Step up to the Plate: Our Mystery Squash

Philip Kauth, assistant curator, and Steffen Mirsky, horticultural technician, make up the Seed Savers Exchange Evaluation Team.  The Eval Team is the division of the Preservation Department that keeps detailed records of more characteristics than most people know an individual variety can have. Their work helps us differentiate between the varieties in our collection and describe them clearly in the Yearbook. 

This is the first in their new blog series, Step up to the Plate, a monthly profile of a variety that stands out to the evaluation professionals. This month, they give a special shout-out to Sara Straate, our in-house seed historian, who did much research on 'Sibley' for this post. 

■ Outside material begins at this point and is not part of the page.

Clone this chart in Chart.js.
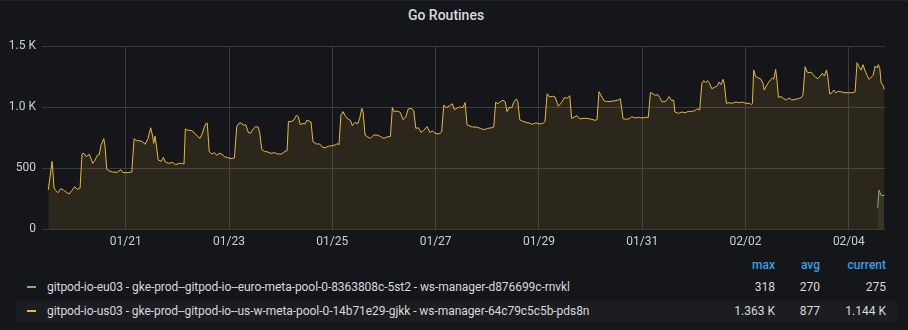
<!DOCTYPE html>
<html>
<head>
<meta charset="utf-8">
<script src="https://cdn.jsdelivr.net/npm/chart.js@4/dist/chart.umd.min.js"></script>
<style>
  html, body { margin:0; padding:0; background:#141619; }
  #wrap { position:relative; width:908px; height:330px; background:#141619; overflow:hidden;
          font-family: Roboto, "Noto Sans", sans-serif; color:#d8d9da; }
  #topline { position:absolute; left:0; top:0; width:908px; height:1px; background:#202226; }
  #title { position:absolute; left:0; top:6px; width:892px; text-align:center; font-size:14px;
           font-weight:500; color:#d8d9da; line-height:18px; }
  #cv { position:absolute; left:0; top:0; }
  .hdr { position:absolute; top:257px; font-size:12px; font-weight:500; color:#33a2e5; line-height:16px; text-align:right; }
  .row { position:absolute; font-size:12px; line-height:16px; white-space:nowrap; letter-spacing:-0.06px; }
  .val { position:absolute; font-size:12px; line-height:16px; text-align:right; white-space:nowrap; }
  .dash { position:absolute; width:9px; height:2px; }
  #band { position:absolute; left:16px; top:300px; width:881px; height:22px; background:#1b1d21; }
</style>
</head>
<body>
<div id="wrap">
  <div id="topline"></div>
  <div id="title">Go Routines</div>
  <canvas id="cv" width="908" height="255"></canvas>
  <div id="band"></div>
  <div id="legend"></div>
</div>
<script>
// ---- data (time in hours since 01/19 00:00) ----
const xTickHours = [48, 96, 144, 192, 240, 288, 336, 384];
const xTickLabels = ['01/21', '01/23', '01/25', '01/27', '01/29', '01/31', '02/02', '02/04'];
const yTickValues = [0, 500, 1000, 1500];

const usTimes = [
  12.0, 13.8, 14.7, 15.5, 16.5, 17.8, 19.0, 20.3, 21.7, 22.9, 24.3, 25.5, 26.8,
  27.7, 28.6, 29.7, 31.1, 32.7, 33.6, 34.8, 35.7, 36.5, 37.8, 38.4,
  39.2, 40.2, 41.8, 44.1, 45.7, 46.7, 48.7, 50.8,
  51.9, 53.1, 54.2, 55.7, 57.0, 58.4, 59.6, 60.4, 61.0, 61.6, 62.2,
  63.1, 64.5, 65.5, 66.4, 68.1, 69.7, 71.2, 72.8, 74.3, 75.1,
  75.7, 76.6, 78.7, 80.2, 81.5, 82.5, 83.6, 84.5, 85.3, 85.9,
  86.8, 88.0, 89.2, 90.3, 91.5, 92.6, 93.8, 95.4, 96.9, 98.5,
  99.6, 100.6, 101.6, 102.6, 103.8, 105.0, 106.2, 107.3, 108.4, 109.6, 110.3,
  111.2, 112.4, 114.0, 115.5, 117.1, 118.6, 120.5, 122.0, 123.0,
  123.6, 124.8, 126.1, 127.3, 128.2, 129.1, 130.4, 131.3, 132.2, 133.5, 134.1,
  135.0, 136.6, 138.1, 139.4, 140.6, 142.1, 143.7, 145.3, 146.5, 147.1,
  148.0, 149.0, 149.9, 151.2, 152.4, 153.3, 154.5, 155.8, 156.7, 157.7, 158.3,
  159.2, 160.5, 161.7, 163.2, 164.8, 166.3, 167.9, 169.4, 171.0,
  171.9, 172.8, 174.1, 175.6, 176.9, 178.1, 179.3, 180.6, 181.8,
  182.8, 184.0, 185.2, 186.5, 188.0, 189.3, 190.5, 192.1, 193.9, 194.8,
  195.8, 197.0, 198.6, 199.8, 200.7, 202.3, 203.5, 204.7, 205.7,
  206.6, 207.5, 209.1, 210.9, 212.8, 214.6, 216.2, 218.1, 219.0,
  219.9, 220.9, 222.1, 223.3, 224.3, 225.2, 226.1, 227.4, 228.3, 229.5, 230.2,
  231.1, 232.3, 233.9, 235.4, 236.9, 238.5, 240.1, 241.6, 242.8,
  243.8, 245.0, 246.2, 247.5, 249.0, 250.6, 251.8, 253.1, 254.3,
  255.2, 256.5, 257.7, 259.0, 260.5, 262.0, 263.9, 266.1, 267.0,
  267.9, 268.9, 270.4, 272.0, 273.8, 275.4, 276.9, 277.8,
  279.1, 280.3, 281.9, 283.1, 284.7, 286.2, 288.1, 289.6, 290.8,
  291.8, 292.7, 294.0, 295.2, 296.1, 297.3, 298.9, 300.5, 301.7, 302.6,
  303.2, 304.8, 306.4, 307.9, 309.4, 311.0, 312.5, 313.5, 314.7,
  315.7, 316.6, 317.5, 318.4, 319.4, 320.3, 321.5, 322.8, 323.7, 324.6, 325.6, 326.2,
  327.1, 328.3, 329.9, 331.5, 333.0, 334.5, 336.1, 338.0, 338.6, 339.2,
  339.8, 340.7, 342.0, 343.2, 344.1, 344.7, 345.7, 346.6, 347.5, 348.5, 349.1, 350.0, 350.6,
  351.3, 352.5, 353.8, 355.0, 356.2, 357.5, 359.0, 360.5, 362.1, 362.7,
  363.7, 364.6, 365.5, 366.4, 367.4, 368.6, 369.6, 370.5, 371.7, 372.6, 373.6, 374.2,
  375.1, 376.1, 377.0, 377.9, 379.1, 380.7, 382.2, 383.8, 385.4, 386.9,
  387.8, 388.7, 389.7, 390.6, 391.5, 392.5, 393.4, 394.3, 395.3, 396.2, 397.1, 397.7, 398.4,
  399.0, 399.9, 400.5
];
const usValues = [
  320, 555, 336, 314, 298, 330, 320, 303, 287, 314, 347, 325, 336,
  615, 620, 593, 612, 538, 560, 604, 609, 689, 740, 675,
  489, 478, 467, 465, 486, 462, 462, 467,
  740, 724, 724, 716, 694, 743, 830, 770, 702, 762, 689,
  566, 555, 588, 549, 538, 547, 527, 538, 538, 533,
  820, 811, 806, 784, 757, 743, 784, 834, 866, 866,
  634, 615, 626, 604, 620, 615, 593, 585, 577, 582,
  839, 866, 871, 850, 855, 789, 789, 822, 839, 834, 784,
  653, 637, 631, 620, 626, 615, 615, 637, 642,
  882, 880, 893, 932, 921, 855, 866, 861, 893, 882, 877,
  716, 697, 697, 670, 666, 678, 683, 689, 700, 689,
  934, 962, 929, 902, 891, 847, 874, 863, 907, 989, 962,
  770, 754, 743, 770, 770, 759, 743, 754, 759,
  995, 962, 967, 956, 896, 918, 984, 989, 973,
  825, 830, 792, 809, 839, 792, 803, 781, 781, 798,
  1016, 995, 1011, 1027, 978, 995, 1000, 995, 1036,
  855, 847, 836, 836, 825, 814, 825, 830, 836,
  1039, 1027, 1044, 1055, 1044, 962, 995, 995, 1039, 1066, 1044,
  896, 885, 874, 869, 858, 869, 863, 863, 880,
  1109, 1082, 1088, 1082, 1006, 1039, 1077, 1071, 1093,
  907, 918, 929, 902, 907, 907, 902, 891, 896,
  1126, 1093, 1049, 1044, 1047, 1052, 1057, 1068,
  904, 899, 904, 921, 910, 915, 910, 915, 915,
  1117, 1112, 1096, 1101, 1079, 1041, 1047, 1085, 1052, 1057,
  959, 948, 959, 953, 964, 964, 970, 986, 975,
  1194, 1216, 1199, 1216, 1189, 1150, 1161, 1172, 1205, 1183, 1227, 1183,
  1030, 1035, 1030, 1041, 1035, 1041, 1030, 1030, 1019, 1030,
  1303, 1249, 1238, 1227, 1194, 1139, 1172, 1199, 1221, 1238, 1227, 1308, 1221,
  1079, 1085, 1068, 1057, 1074, 1057, 1063, 1068, 1079, 1101,
  1330, 1287, 1281, 1287, 1265, 1243, 1232, 1249, 1276, 1254, 1303, 1249,
  1107, 1117, 1139, 1117, 1128, 1123, 1117, 1117, 1117, 1123,
  1363, 1330, 1303, 1347, 1298, 1260, 1227, 1243, 1260, 1336, 1320, 1347, 1314,
  1199, 1178, 1144
];
const euTimes = [397.4, 398.0, 399.0, 400.5];
const euValues = [175, 318, 276, 275];

const seriesNames = [
  'gitpod-io-eu03 - gke-prod--gitpod-io--euro-meta-pool-0-8363808c-5st2 - ws-manager-d876699c-rnvkl',
  'gitpod-io-us03 - gke-prod--gitpod-io--us-w-meta-pool-0-14b71e29-gjkk - ws-manager-64c79c5c5b-pds8n'
];
const legendMax = ['318', '1.363 K'];
const legendAvg = ['270', '877'];
const legendCurrent = ['275', '1.144 K'];
const seriesColors = ['#7EB26D', '#EAB839'];
const xMinHours = 9.1, xMaxHours = 400.8;

// ---- chart ----
Chart.defaults.font.family = 'Roboto, "Noto Sans", sans-serif';
Chart.defaults.font.size = 12;
Chart.defaults.color = '#c7d0d9';

const pts = (t, v) => t.map((x, i) => ({ x: x, y: v[i] }));
const gridColor = '#393a3e';

new Chart(document.getElementById('cv'), {
  type: 'line',
  data: {
    datasets: [
      { label: seriesNames[1], data: pts(usTimes, usValues), borderColor: seriesColors[1], borderWidth: 1,
        backgroundColor: 'rgba(234,184,57,0.11)', fill: 'origin', pointRadius: 0, tension: 0 },
      { label: seriesNames[0], data: pts(euTimes, euValues), borderColor: seriesColors[0], borderWidth: 1,
        backgroundColor: 'rgba(126,178,109,0.11)', fill: 'origin', pointRadius: 0, tension: 0 }
    ]
  },
  options: {
    responsive: false, animation: false, events: [],
    layout: { padding: { top: 46, right: 23, left: 0, bottom: 0 } },
    plugins: { legend: { display: false }, tooltip: { enabled: false }, title: { display: false } },
    scales: {
      x: {
        type: 'linear', min: xMinHours, max: xMaxHours,
        afterBuildTicks: (s) => { s.ticks = xTickHours.map(v => ({ value: v })); },
        afterFit: (s) => { s.height = 26; },
        ticks: { padding: 6, maxRotation: 0, autoSkip: false,
                 callback: (v) => { const i = xTickHours.indexOf(v); return i >= 0 ? xTickLabels[i] : ''; } },
        grid: { color: gridColor, drawTicks: false, lineWidth: 1 },
        border: { display: false }
      },
      y: {
        min: 0, max: 1500,
        afterBuildTicks: (s) => { s.ticks = yTickValues.map(v => ({ value: v })); },
        afterFit: (s) => { s.width = 42; },
        ticks: { padding: 6, callback: (v) => v >= 1000 ? (v / 1000).toFixed(1) + ' K' : String(v) },
        grid: { color: gridColor, drawTicks: false, lineWidth: 1 },
        border: { display: false }
      }
    }
  }
});

// ---- legend ----
const lg = document.getElementById('legend');
function add(cls, html, style) { const d = document.createElement('div'); d.className = cls; d.textContent = html; Object.assign(d.style, style); lg.appendChild(d); return d; }
add('hdr', 'max', { left: '700px', width: '75px' });
add('hdr', 'avg', { left: '770px', width: '50px' });
add('hdr', 'current', { left: '820px', width: '66px' });
const rowY = [279, 303];
for (let i = 0; i < 2; i++) {
  const d = document.createElement('div'); d.className = 'dash';
  Object.assign(d.style, { left: '27px', top: (rowY[i] + 7) + 'px', background: seriesColors[i] }); lg.appendChild(d);
  add('row', seriesNames[i], { left: '47px', top: rowY[i] + 'px' });
  add('val', legendMax[i], { left: '700px', width: '75px', top: rowY[i] + 'px' });
  add('val', legendAvg[i], { left: '770px', width: '50px', top: rowY[i] + 'px' });
  add('val', legendCurrent[i], { left: '820px', width: '66px', top: rowY[i] + 'px' });
}
</script>
</body>
</html>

February 2015: Squash 2157 'Sibley'

Winner-Winner, 'Sibley' Dinner

Each year at the end of the growing season, the evaluation team holds a blind winter squash tasting event for the entire Seed Savers Exchange staff. This past year, we offered a total of 17 varieties, including pumpkins, cushaws, buttercups, and hubbards. After we tallied the results, ‘Sibley’ squash’s overall score was the highest.  In the individual categories, ‘Sibley’ took the gold for sweetness and texture and came in a very close second for flavor.

The Evaluation Team scans images of each variety at its different stages of development as a part of the evaluation process. 

Carleton Currier donated ‘Sibley’ to SSE in 1985 and mentioned that “it had been in family gardens since [his] grandparents moved here in 1892.” Hiram Sibley & Co. Seed Company of Rochester, NY, originally introduced this variety in 1888. Many American seed companies in the decades that followed offered it as either 'Sibley' or the alternative name 'Pike's Peak'.  ‘Sibley’ has been offered in the SSE Yearbook Exchange consistently from 1985 to 2015. The variety can also be found in the SSE Catalog.

A Squash Shrouded in Mystery

The history of ‘Sibley’ is not as cut and dry as it may seem.  Winston Churchill might even call this variety “a riddle, wrapped in a mystery, inside an enigma.” ‘Sibley’ was mentioned in the 1937 Vegetables of New York series which included the following: "The Sibley or Pike's Peak squash had a local reputation for many years but until 1887, when it was sent out by Hiram Sibley & Co., Rochester, New York, it was unknown in the trade.  According C.L. Allen [a well-known New York horticulturist], Sibley was found in the hands of an elderly lady in Van Dinam, Iowa, who had grown it for 50 or more years in Missouri.” 

And therein lies the mystery. SSE staff conducted an extensive search of historical records to try to locate Van Dinam, IA, but to no avail. The town appears never to have existed. However, Hiram Sibley’s 1888 seed catalog reports that several farmers residing near Lewis, IA, including a truck gardener named F.B. Van Orman, successfully grew the squash. One plausible theory from Sara Straate, SSE’s very own seed historian, is that Van Orman was transcribed incorrectly to Van Dinam. To complicate matters, several well-known authors and seed companies have perpetuated the story of ‘Sibley’ over the years. Until we crack the mystery of its origins, Van Diman, IA, will remain our Shangri-La, our Atlantis, our El Dorado.

Photographic documentation of 'Sibley' squash 2157

‘Sibley’ squash’s 2015 Yearbook description: C. maxima. Banana type. A staff favorite for taste in 2014. Sweet flavor that can stand alone; dry texture; smooth and dense.  Acorn-shaped to elongate fruit is gray blue-green with smooth, slightly ribbed skin. Slight blue-green striping throughout fruit.  Somewhat uniform in shape and size, very uniform in color. Market mature fruit 11-18" long, 5.5-7" wide, and 5-9 lbs. Flesh is medium orange to dark orange and around 1" thick.  Vine; leaves 20-25 cm wide, entire, no silvering.  Mid- to late-season maturity when grown in 2014 at Heritage Farm.